Form 6A is probably required for all S21 notices, but there have been no appeals on the grounds that F6A is not required for pre-October 2015 tenancies.
"Probably" is based on a subtle legal argument that The Assured Shorthold Tenancy Notices and Prescribed Requirements (England) Regulations 2015 modified the Assured Tenancies and Agricultural Occupancies (Forms) (England) Regulations 2015 with no caveats.

The other items introduced by The Assured Shorthold Tenancy Notices and Prescribed Requirements (England) Regulations 2015 are not required for a S21 notice for a pre-October 2015 tenancy (because S1.(3) of the regulations says so).

Frederick Morrow-Ahmed

12:20 PM, 12th April 2019
About 2 months ago

Reply to the comment left by Michael Barnes at 12/04/2019 - 00:27
Useful comment but the greatest problem facing landlords is that if, although all Gas Safety inspections were carried out on time and certificates obtained, these certificates were not given to the tenant within the prescribed time a S21 cannot be issued.

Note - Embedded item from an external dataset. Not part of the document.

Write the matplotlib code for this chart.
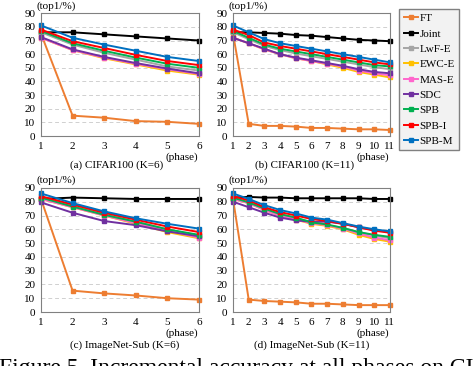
"""
incremental accuracy curves, CIFAR100 and ImageNet-Sub, K=6 and K=11
"""
import matplotlib
matplotlib.use("Agg")
import matplotlib.pyplot as plt

methods = ["FT", "Joint", "LwF-E", "EWC-E", "MAS-E", "SDC", "SPB", "SPB-I", "SPB-M"]
colors = ["#ED7D31", "#000000", "#A5A5A5", "#FFC000", "#FF66CC",
          "#7030A0", "#00B050", "#FF0000", "#0070C0"]

# CIFAR100, K=6
cifar_k6 = {
    "FT":    [75, 15, 13.5, 11, 10.5, 9],
    "Joint": [76, 76, 74.5, 73, 71.5, 70],
    "LwF-E": [76, 67, 61, 56, 51, 48],
    "EWC-E": [72, 63, 57, 52.5, 48, 45],
    "MAS-E": [72, 63, 57.5, 53, 49, 45.5],
    "SDC":   [72.5, 63.5, 58, 53.5, 49.5, 46],
    "SPB":   [77, 68, 62.5, 57.5, 53, 50],
    "SPB-I": [78, 69.5, 64.5, 59.5, 55, 52],
    "SPB-M": [81, 72, 67, 62.5, 58, 55],
}
# CIFAR100, K=11
cifar_k11 = {
    "FT":    [75, 9, 7.5, 7.5, 7, 6, 6, 5.5, 5, 5, 4.5],
    "Joint": [76, 76, 75.5, 75, 74, 73.5, 72.5, 71.5, 70.5, 70, 69.5],
    "LwF-E": [76, 71, 66, 63, 60.5, 58.5, 56.5, 54.5, 52.5, 50.5, 49],
    "EWC-E": [72, 68, 63.5, 60, 57, 55, 52.5, 50, 47, 45, 43],
    "MAS-E": [72, 68, 63.5, 60, 57, 55, 53, 51, 48, 46, 44.5],
    "SDC":   [72, 68, 64, 60, 57.5, 55.5, 53.5, 51.5, 49, 47, 46],
    "SPB":   [77, 72, 67, 64, 62, 60, 58, 56, 54, 52, 51],
    "SPB-I": [78, 74, 68.5, 66, 64, 62, 60, 58, 56, 54, 52.5],
    "SPB-M": [81, 76, 71, 68, 66, 64, 62, 60, 58, 56, 54],
}
# ImageNet-Sub, K=6
inet_k6 = {
    "FT":    [82, 15.5, 13.5, 12, 10, 9],
    "Joint": [82, 83, 82.5, 82, 82, 82],
    "LwF-E": [83, 77, 71, 65.5, 60, 55],
    "EWC-E": [82, 76, 70, 64, 58, 53.5],
    "MAS-E": [82, 76, 70, 64.5, 59, 54],
    "SDC":   [79.5, 72, 66, 63, 58.5, 55],
    "SPB":   [83, 76.5, 70.5, 65.5, 60, 56],
    "SPB-I": [84, 78, 72, 67, 62, 58],
    "SPB-M": [86, 79, 73, 68, 64, 60.5],
}
# ImageNet-Sub, K=11
inet_k11 = {
    "FT":    [82, 9, 8, 7.5, 7, 6, 6, 5.5, 5, 5, 5],
    "Joint": [83, 83.5, 83, 83, 82.5, 82.5, 82.5, 82.5, 82.5, 82, 82],
    "LwF-E": [83, 79.5, 75, 71, 68, 65.5, 63, 61, 58, 55.5, 53.5],
    "EWC-E": [82, 79, 74, 70, 67, 64, 62.5, 60, 56, 53, 51],
    "MAS-E": [82, 79, 74, 70, 67, 64.5, 63, 60.5, 57, 54, 52],
    "SDC":   [80, 76, 72, 68.5, 66.5, 65.5, 65.5, 64, 61.5, 59.5, 58],
    "SPB":   [83, 79.5, 75, 71, 68.5, 65, 63.5, 61, 58, 56, 54.5],
    "SPB-I": [84, 81, 76, 72.5, 70, 67.5, 66, 64, 61.5, 59, 57.5],
    "SPB-M": [86, 82, 77.5, 74, 71.5, 68.5, 67, 64.5, 62, 60, 58.5],
}
captions = ["(a) CIFAR100 (K=6)", "(b) CIFAR100 (K=11)",
            "(c) ImageNet-Sub (K=6)", "(d) ImageNet-Sub (K=11)"]
yticks = [0, 10, 20, 30, 40, 50, 60, 70, 80, 90]

plt.rcParams["font.family"] = ["Liberation Serif", "DejaVu Serif"]
fig = plt.figure(figsize=(4.74, 3.66), dpi=100)

rects = [[0.0865, 0.628, 0.333, 0.336], [0.4916, 0.628, 0.331, 0.336],
         [0.0865, 0.1475, 0.333, 0.339], [0.4916, 0.1475, 0.331, 0.339]]
panels = [cifar_k6, cifar_k11, inet_k6, inet_k11]
cap_pos = [(0.247, 0.549), (0.643, 0.549), (0.264, 0.057), (0.658, 0.057)]

for rect, data, cap, cp in zip(rects, panels, captions, cap_pos):
    ax = fig.add_axes(rect)
    n = len(data["FT"])
    x = list(range(1, n + 1))
    for m, c in zip(methods, colors):
        ax.plot(x, data[m], "-s", color=c, lw=1.4, ms=2.6, clip_on=False, label=m)
    ax.set_xlim(1, n)
    ax.set_ylim(0, 90)
    ax.set_xticks(x)
    ax.set_yticks(yticks)
    ax.tick_params(labelsize=8, length=0, pad=4)
    ax.grid(True, axis="y", color="#D0D0D0", ls=(0, (4, 3)), lw=0.7)
    for s in ax.spines.values():
        s.set_color("#808080")
        s.set_linewidth(0.8)
    ax.text(-0.03, 1.02, "(top1/%)", transform=ax.transAxes, fontsize=8,
            ha="left", va="bottom")
    ax.text(0.995, -0.13, "(phase)", transform=ax.transAxes, fontsize=8,
            ha="right", va="top")
    fig.text(cp[0], cp[1], cap, fontsize=8, ha="center", va="center")
    if data is cifar_k11:
        handles, labels = ax.get_legend_handles_labels()

fig.legend(handles, labels, loc="upper left", bbox_to_anchor=(0.842, 0.975),
           fontsize=8, frameon=True, fancybox=False, edgecolor="#808080",
           facecolor="#F2F2F2", framealpha=1, handlelength=1.3,
           handletextpad=0.15, labelspacing=0.5, borderpad=0.4,
           borderaxespad=0)

# figure caption, cut off by the bottom edge as in the source page
fig.text(-0.003, -0.022, "Figure 5. Incremental accuracy at all phases on CIFAR100",
         fontsize=17, ha="left", va="baseline")

fig.savefig("out.png", dpi=100)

This would also include pre-October 2015 tenancies.

In my 6 room HMO I always posted a copy of the latest Gas Safe certificate on the wall in the entrance hall, along with other statutory notices such as name and contact details, copy of the HMO Licence, etc, assuming that this was sufficient. I am not sure how this would fare.

The whole thing is getting farcical. Where has Britain's greatest asset, common sense, gone?

Michael Barnes

23:34 PM, 12th April 2019
About 2 months ago

Reply to the comment left by Frederick Morrow-Ahmed at 12/04/2019 - 12:20
This would also include pre-October 2015 tenancies.

Please point me at the legislation that says this.